When Portugal’s dominance of the Asian sea route declined during the seventeenth and eighteenth centuries, with the rise of the Dutch and British East India Companies, the focus of its empire shifted to Brazil, whose territories were vaster and richer by far than those of any other colony in the world. Since its annexation by Portugal in 1500, Brazil had been exploited as a slave worked plantation, producing sugar and tobacco in industrial quantities but when gold was discovered in the Brazilian highlands in 1697, the fortune of both countries were transformed overnight.
Mass emigration from rural Portugal during the early years of the Brazilian gold rush hastened the collapse of domestic industries such as textile, fishing and agriculture, while labourers and overseers in the Brazil plantation also fled to the highlands of the north in search of gold.
Soon Lisbon was largely dependent for its income on the products of the Brazilian mines, supplemented by the British run port wine industry that was developing around Oporto in the North.
Slowly but surely, Portugal was laying the foundations of its economic future, in which short term prosperity would give way to long term dependency, with most industries in terminal decline and much of its trade in foreign hands. But as long as the supply of gold (and later, diamonds) kept coming in from Brazil, the situation in Lisbon appeared sustainable.
The sheer scale of Portugal’s income from gold mines of Brazil is hard to comprehend, although it was quickly matched by the scale and enthusiasm of its expenditure by the crown.
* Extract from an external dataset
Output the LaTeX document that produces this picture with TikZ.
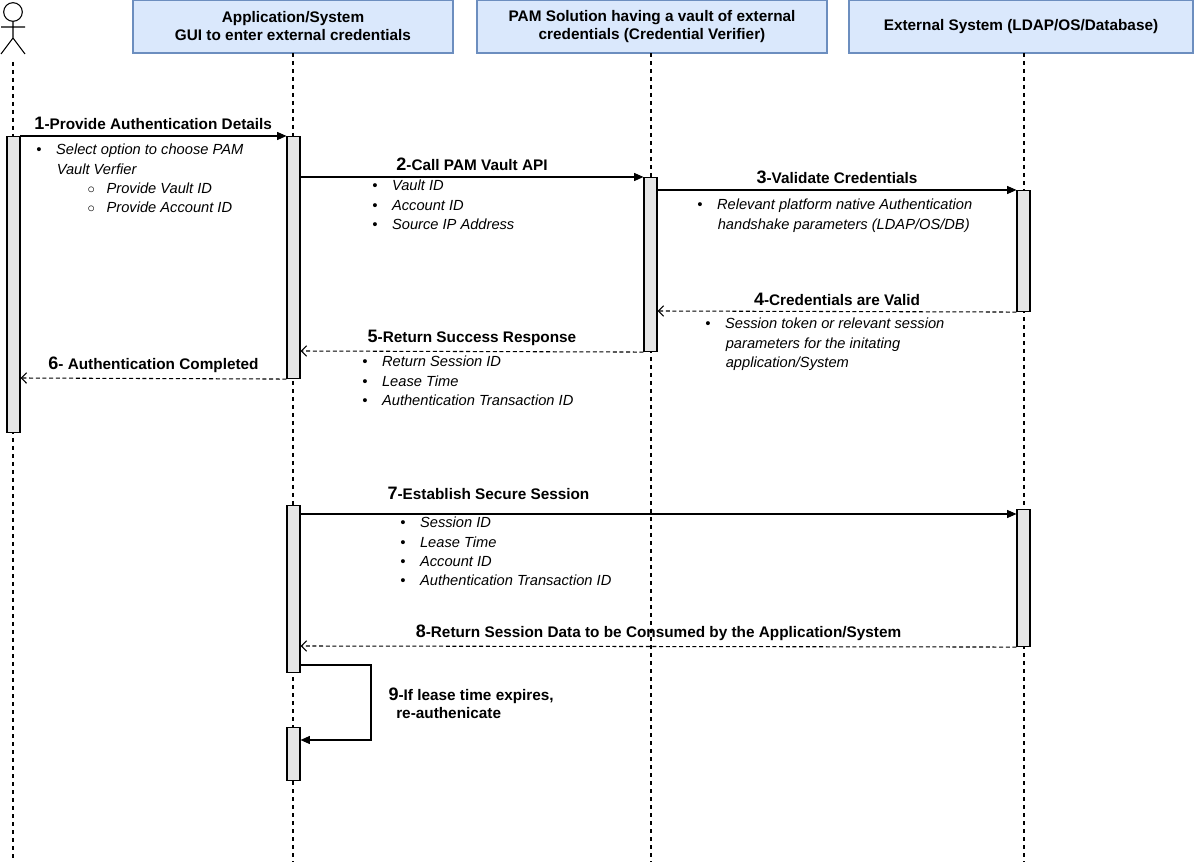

The first half of the eighteen century saw at least a thousand tones of Brazil gold make its way into Lisbon harbor. Compared with the annual yield of half a tone that had been shipped from the West African gold cost during the first imperial boom years of fifteenth and sixteen centuries, these were unimaginable riches and they drove the King of Portugal delirious with wealth.
Dom Joao V, who ascended to the throne at the age seventeen in 1706, just as the gold rush begin in earnest, did what any young monarch would have done in his place: he dispensed with parliament, surrounded himself with sycophants and mistresses and embarked upon the creation of an absolutist regime that would be known throughout the world for the lavishness of its spending. He was after all, the richest monarch in Christendom and he was ken that all of Christendom should know it.
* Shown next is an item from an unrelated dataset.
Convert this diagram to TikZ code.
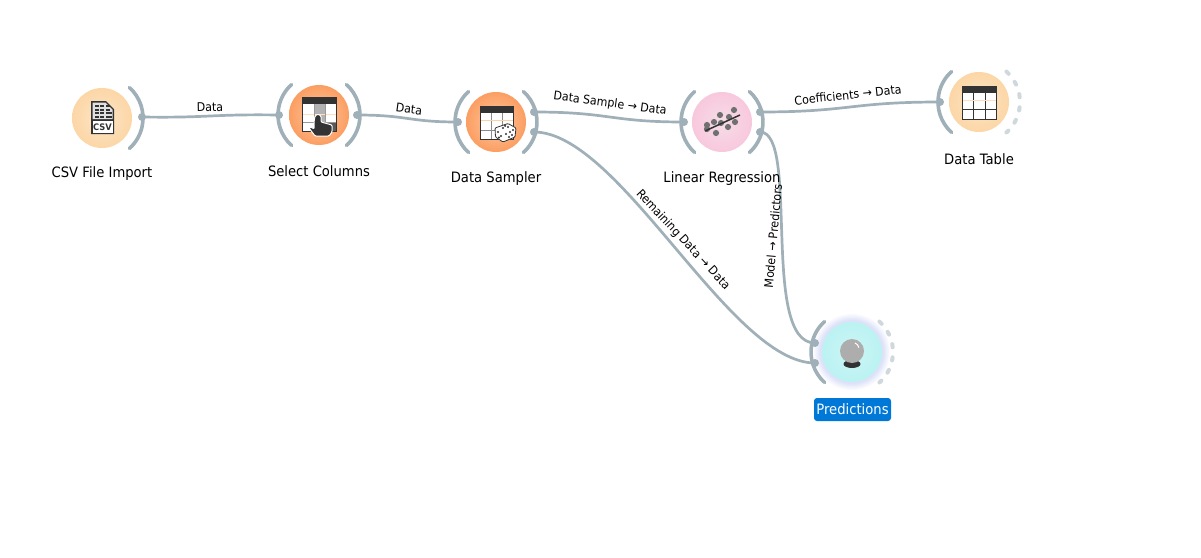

Dom Joao’s programme of public expenditure began with the wholesale ornamentation of Lisbon’s sixty five medieval and baroque churches, along with the building of dozens of new ones in the modern neo-classical style. Although a tenth of the population of Lisbon remained homeless, the interiors of their city’s churches- thanks to the bounty of the Brazilian mines-were soon swimming with gold from floor to ceiling, their walls draped with the costliest paintings and their side chapels studded with gems and precious stones collected from around the world. The Chapel of St John the Baptist for example, which was installed in the ancient church of St Rock in 1750 after eight years’ labour by a team of Italian craftsmen was the most expensive chapel the world had ever seen. Constructed from the rarest marbles and semi precious stones including lapis lazuli, porphyry, jade, agate and amethyst and heavy gilded and tiled throughout, the chapel featured a series of exquisite mosaics depicting scenes from the life of Christ and the Apostles, inlaid into carved surrounds of the finest Carrara marble. Visitor to the church- once they had made their way past the throng of beggars at the door- could hardly believe what they saw, ‘’all was so magnificently, so superstitiously grand’, in the words of George Whitefield, the Methodist minister, whose disapproval of Portuguese religious excess kept faltering before its sensory allure.